◆ **Entries shown**:
◆ ◆ ◆ ◆ ◆
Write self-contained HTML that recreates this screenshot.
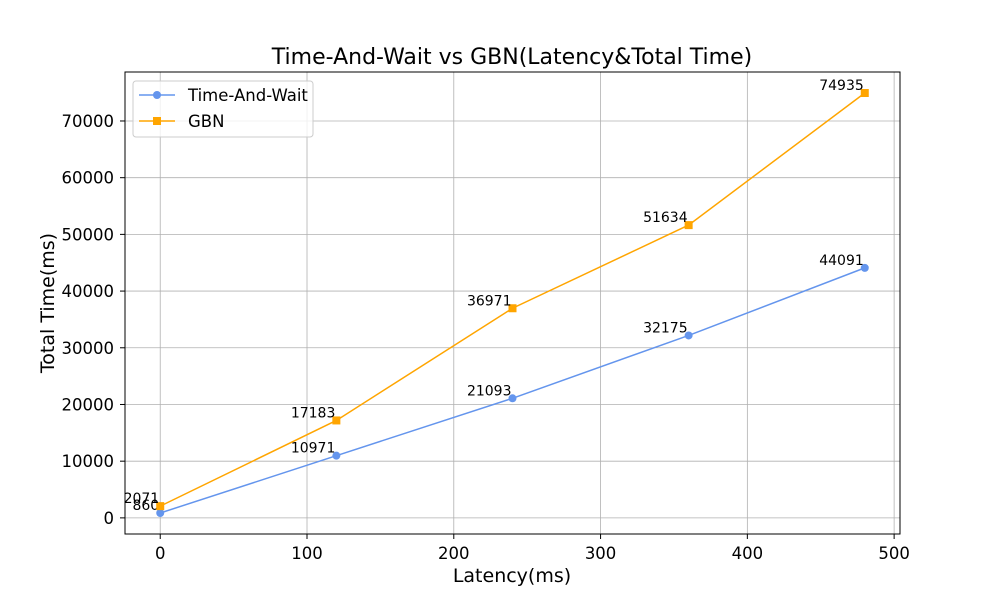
◆ ◆ ◆ ◆ ◆
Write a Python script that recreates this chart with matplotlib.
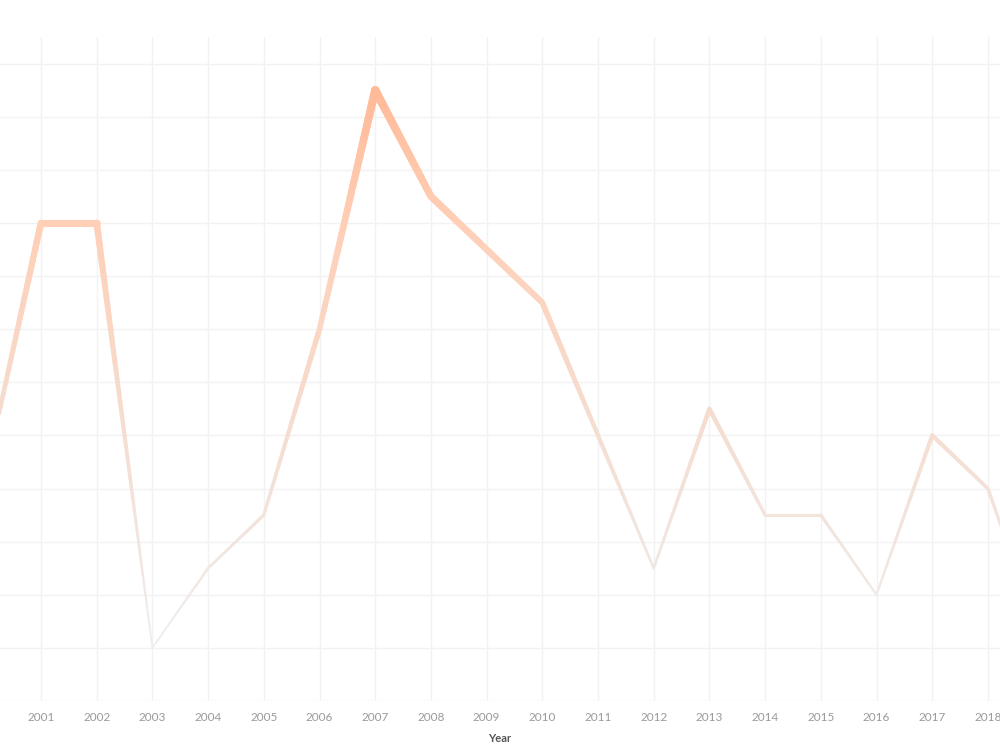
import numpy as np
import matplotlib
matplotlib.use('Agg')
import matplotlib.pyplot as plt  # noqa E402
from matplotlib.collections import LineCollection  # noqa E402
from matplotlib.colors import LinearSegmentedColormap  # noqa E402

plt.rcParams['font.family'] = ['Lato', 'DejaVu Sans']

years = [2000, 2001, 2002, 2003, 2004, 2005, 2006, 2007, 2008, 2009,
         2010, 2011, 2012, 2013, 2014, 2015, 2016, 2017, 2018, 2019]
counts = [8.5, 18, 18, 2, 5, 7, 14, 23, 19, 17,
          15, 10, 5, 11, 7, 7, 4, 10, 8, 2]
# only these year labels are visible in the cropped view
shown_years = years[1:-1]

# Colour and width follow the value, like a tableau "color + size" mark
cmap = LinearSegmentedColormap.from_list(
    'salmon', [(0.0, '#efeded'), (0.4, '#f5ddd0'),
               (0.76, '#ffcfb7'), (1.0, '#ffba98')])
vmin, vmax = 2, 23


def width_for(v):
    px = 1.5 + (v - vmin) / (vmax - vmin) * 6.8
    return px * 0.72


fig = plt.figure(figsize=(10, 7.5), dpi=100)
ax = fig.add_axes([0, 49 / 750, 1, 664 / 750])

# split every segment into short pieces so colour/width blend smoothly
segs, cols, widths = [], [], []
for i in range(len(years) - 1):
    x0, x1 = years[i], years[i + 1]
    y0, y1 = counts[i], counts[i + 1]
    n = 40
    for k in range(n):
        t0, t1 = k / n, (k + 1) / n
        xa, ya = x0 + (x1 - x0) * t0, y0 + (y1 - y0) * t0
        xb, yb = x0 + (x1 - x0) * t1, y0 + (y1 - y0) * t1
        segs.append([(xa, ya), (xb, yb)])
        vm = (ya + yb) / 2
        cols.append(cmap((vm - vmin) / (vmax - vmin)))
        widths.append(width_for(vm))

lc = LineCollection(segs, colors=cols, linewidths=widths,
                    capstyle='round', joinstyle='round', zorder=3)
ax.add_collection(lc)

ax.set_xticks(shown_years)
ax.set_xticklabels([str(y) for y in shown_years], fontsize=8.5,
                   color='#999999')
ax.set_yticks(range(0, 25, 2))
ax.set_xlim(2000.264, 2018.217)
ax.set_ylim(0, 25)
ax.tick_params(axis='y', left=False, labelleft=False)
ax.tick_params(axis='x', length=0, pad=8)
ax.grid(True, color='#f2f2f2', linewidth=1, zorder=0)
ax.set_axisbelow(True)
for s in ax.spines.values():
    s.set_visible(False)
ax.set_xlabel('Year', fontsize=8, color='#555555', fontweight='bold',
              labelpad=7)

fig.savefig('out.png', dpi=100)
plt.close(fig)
◆ ◆ ◆ ◆ ◆
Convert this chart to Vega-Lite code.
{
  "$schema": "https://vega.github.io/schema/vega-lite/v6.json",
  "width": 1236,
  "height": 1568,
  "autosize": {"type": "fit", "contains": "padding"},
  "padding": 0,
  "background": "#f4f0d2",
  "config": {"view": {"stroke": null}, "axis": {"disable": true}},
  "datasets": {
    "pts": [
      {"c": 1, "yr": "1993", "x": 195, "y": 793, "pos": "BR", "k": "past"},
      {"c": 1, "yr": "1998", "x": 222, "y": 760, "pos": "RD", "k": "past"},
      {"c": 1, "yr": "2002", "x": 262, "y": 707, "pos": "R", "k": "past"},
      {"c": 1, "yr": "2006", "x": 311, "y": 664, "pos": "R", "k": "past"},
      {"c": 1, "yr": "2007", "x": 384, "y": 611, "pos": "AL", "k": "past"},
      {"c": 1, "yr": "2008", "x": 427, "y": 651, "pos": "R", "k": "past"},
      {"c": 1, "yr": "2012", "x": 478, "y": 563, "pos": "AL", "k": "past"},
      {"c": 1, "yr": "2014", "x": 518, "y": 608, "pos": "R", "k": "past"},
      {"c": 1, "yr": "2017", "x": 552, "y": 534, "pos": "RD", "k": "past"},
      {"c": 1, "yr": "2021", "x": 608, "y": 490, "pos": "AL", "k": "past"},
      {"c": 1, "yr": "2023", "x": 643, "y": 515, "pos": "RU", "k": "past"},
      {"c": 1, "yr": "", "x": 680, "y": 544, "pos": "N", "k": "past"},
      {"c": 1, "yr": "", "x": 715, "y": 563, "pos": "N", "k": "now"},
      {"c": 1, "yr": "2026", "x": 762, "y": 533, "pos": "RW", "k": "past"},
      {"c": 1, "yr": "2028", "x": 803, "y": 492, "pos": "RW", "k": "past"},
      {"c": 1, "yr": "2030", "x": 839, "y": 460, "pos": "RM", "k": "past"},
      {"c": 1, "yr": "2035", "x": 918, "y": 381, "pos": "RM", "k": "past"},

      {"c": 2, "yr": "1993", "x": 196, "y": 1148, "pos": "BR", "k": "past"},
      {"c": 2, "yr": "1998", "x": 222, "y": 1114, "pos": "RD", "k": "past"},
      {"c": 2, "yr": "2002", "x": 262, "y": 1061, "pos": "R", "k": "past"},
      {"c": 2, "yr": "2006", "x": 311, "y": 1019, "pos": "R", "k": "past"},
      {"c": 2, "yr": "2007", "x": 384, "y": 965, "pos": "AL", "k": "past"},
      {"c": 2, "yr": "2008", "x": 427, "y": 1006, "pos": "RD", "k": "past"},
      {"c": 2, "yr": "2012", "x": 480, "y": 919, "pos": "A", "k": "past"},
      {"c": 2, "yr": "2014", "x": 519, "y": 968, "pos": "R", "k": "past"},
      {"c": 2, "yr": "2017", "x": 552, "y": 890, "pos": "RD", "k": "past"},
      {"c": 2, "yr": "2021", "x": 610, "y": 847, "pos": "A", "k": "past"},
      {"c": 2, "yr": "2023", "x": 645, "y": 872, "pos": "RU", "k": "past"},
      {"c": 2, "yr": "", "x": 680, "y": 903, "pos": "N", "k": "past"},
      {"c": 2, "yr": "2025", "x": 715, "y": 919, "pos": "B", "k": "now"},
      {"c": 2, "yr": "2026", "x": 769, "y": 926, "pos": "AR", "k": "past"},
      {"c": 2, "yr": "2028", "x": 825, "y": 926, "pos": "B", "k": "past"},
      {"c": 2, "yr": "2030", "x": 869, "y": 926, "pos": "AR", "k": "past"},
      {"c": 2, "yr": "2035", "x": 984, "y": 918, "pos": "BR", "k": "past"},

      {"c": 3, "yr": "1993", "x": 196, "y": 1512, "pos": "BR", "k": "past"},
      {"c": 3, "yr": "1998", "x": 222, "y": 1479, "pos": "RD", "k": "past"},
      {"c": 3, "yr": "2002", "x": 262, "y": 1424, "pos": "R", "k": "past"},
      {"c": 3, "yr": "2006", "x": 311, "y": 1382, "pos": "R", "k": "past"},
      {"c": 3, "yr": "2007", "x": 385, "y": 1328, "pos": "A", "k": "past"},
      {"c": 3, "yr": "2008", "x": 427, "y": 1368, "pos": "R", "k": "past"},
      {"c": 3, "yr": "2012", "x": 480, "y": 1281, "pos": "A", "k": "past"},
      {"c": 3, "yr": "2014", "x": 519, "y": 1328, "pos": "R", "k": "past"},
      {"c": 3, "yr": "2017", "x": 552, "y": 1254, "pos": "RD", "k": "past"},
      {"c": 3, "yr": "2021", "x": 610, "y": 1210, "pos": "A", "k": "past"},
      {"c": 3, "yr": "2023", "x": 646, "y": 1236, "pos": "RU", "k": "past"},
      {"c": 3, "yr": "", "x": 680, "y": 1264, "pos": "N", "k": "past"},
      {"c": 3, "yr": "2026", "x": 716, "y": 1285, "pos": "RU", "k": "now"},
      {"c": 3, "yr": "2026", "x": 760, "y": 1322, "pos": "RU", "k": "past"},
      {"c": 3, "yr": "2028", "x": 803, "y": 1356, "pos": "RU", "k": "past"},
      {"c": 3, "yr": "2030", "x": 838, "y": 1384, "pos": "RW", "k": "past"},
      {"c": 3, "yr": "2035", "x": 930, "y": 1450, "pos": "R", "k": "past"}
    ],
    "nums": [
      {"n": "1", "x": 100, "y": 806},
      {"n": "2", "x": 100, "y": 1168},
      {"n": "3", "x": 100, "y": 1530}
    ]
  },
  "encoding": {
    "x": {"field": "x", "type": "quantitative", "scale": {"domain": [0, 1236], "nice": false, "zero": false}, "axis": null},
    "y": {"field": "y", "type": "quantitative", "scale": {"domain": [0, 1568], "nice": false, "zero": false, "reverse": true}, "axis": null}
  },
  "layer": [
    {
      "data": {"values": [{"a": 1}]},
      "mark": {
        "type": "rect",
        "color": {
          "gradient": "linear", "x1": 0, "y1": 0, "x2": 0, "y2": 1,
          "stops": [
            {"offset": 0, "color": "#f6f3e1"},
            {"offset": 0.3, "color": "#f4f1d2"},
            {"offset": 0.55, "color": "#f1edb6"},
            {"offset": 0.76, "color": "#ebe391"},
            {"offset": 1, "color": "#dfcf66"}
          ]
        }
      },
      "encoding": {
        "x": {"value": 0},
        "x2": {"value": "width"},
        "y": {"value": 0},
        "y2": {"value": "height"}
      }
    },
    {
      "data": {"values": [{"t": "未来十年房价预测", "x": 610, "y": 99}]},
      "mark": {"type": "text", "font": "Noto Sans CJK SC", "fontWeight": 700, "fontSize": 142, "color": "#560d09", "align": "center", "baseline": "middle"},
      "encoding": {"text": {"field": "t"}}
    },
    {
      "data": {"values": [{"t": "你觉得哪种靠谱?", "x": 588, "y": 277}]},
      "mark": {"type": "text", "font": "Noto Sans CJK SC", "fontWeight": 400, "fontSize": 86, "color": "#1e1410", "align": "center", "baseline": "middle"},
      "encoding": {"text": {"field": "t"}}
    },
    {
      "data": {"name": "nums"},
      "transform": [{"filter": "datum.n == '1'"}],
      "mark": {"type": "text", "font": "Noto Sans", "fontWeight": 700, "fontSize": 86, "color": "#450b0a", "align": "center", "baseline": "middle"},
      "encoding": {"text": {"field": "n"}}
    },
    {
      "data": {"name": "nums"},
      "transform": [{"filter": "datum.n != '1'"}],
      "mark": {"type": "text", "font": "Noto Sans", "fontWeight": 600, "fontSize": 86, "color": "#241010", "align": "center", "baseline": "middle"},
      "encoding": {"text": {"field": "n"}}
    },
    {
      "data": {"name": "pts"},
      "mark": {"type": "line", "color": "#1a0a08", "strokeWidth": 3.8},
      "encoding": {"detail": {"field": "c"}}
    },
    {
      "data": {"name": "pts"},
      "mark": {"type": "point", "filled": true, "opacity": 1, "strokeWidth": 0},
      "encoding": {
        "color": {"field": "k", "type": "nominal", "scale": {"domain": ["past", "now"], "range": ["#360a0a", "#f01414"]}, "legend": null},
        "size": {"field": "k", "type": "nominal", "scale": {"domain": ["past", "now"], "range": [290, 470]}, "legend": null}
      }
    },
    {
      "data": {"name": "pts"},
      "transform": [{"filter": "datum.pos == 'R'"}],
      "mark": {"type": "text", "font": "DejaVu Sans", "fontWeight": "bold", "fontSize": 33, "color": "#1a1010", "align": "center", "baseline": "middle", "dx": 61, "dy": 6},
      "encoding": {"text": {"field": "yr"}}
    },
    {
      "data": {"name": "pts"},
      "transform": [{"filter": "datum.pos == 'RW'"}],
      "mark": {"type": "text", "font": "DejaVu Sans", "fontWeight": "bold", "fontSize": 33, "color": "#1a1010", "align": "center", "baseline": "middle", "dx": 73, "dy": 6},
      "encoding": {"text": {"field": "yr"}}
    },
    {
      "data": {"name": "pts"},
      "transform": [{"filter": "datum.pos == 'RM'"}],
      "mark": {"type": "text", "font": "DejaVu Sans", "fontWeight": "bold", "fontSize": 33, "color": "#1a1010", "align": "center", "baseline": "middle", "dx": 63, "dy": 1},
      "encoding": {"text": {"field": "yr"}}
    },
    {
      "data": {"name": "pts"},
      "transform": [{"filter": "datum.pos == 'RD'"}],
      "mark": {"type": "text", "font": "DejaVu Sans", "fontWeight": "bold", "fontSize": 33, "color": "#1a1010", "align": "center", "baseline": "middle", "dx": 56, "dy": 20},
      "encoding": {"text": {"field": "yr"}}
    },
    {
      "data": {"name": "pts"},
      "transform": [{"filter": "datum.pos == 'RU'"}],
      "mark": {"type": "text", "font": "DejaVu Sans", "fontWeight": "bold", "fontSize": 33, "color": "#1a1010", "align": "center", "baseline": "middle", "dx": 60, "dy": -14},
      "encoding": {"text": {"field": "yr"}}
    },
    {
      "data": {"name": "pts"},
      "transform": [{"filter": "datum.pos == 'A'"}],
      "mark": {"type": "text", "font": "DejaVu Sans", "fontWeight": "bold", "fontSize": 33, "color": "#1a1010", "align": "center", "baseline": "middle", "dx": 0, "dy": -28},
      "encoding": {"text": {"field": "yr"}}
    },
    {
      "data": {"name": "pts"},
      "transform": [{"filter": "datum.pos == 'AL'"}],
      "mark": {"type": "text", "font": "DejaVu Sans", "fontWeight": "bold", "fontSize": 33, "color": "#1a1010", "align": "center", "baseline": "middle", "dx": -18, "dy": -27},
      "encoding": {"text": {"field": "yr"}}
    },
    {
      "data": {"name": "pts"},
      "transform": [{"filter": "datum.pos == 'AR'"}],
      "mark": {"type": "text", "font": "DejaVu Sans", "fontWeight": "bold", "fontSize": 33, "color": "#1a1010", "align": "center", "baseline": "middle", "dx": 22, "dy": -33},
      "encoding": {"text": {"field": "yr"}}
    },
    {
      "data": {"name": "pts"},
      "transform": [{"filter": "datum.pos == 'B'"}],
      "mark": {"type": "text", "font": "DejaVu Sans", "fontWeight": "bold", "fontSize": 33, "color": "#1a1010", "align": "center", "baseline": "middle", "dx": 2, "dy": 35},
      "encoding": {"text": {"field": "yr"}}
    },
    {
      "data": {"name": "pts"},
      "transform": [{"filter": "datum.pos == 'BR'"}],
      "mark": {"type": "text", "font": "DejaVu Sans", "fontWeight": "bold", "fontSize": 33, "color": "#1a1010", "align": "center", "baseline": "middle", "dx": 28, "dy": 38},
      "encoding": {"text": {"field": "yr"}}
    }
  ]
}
◆ ◆ ◆ ◆ ◆
◆ **Work instructions**: Exclude any pictures, and restate word for word the lines from the one containing "Write a Python" through the one containing "shown_years = years[1:-1]", both included.

◆ **Response to the exercise**:
Write a Python script that recreates this chart with matplotlib.
import numpy as np
import matplotlib
matplotlib.use('Agg')
import matplotlib.pyplot as plt  # noqa E402
from matplotlib.collections import LineCollection  # noqa E402
from matplotlib.colors import LinearSegmentedColormap  # noqa E402

plt.rcParams['font.family'] = ['Lato', 'DejaVu Sans']

years = [2000, 2001, 2002, 2003, 2004, 2005, 2006, 2007, 2008, 2009,
         2010, 2011, 2012, 2013, 2014, 2015, 2016, 2017, 2018, 2019]
counts = [8.5, 18, 18, 2, 5, 7, 14, 23, 19, 17,
          15, 10, 5, 11, 7, 7, 4, 10, 8, 2]
# only these year labels are visible in the cropped view
shown_years = years[1:-1]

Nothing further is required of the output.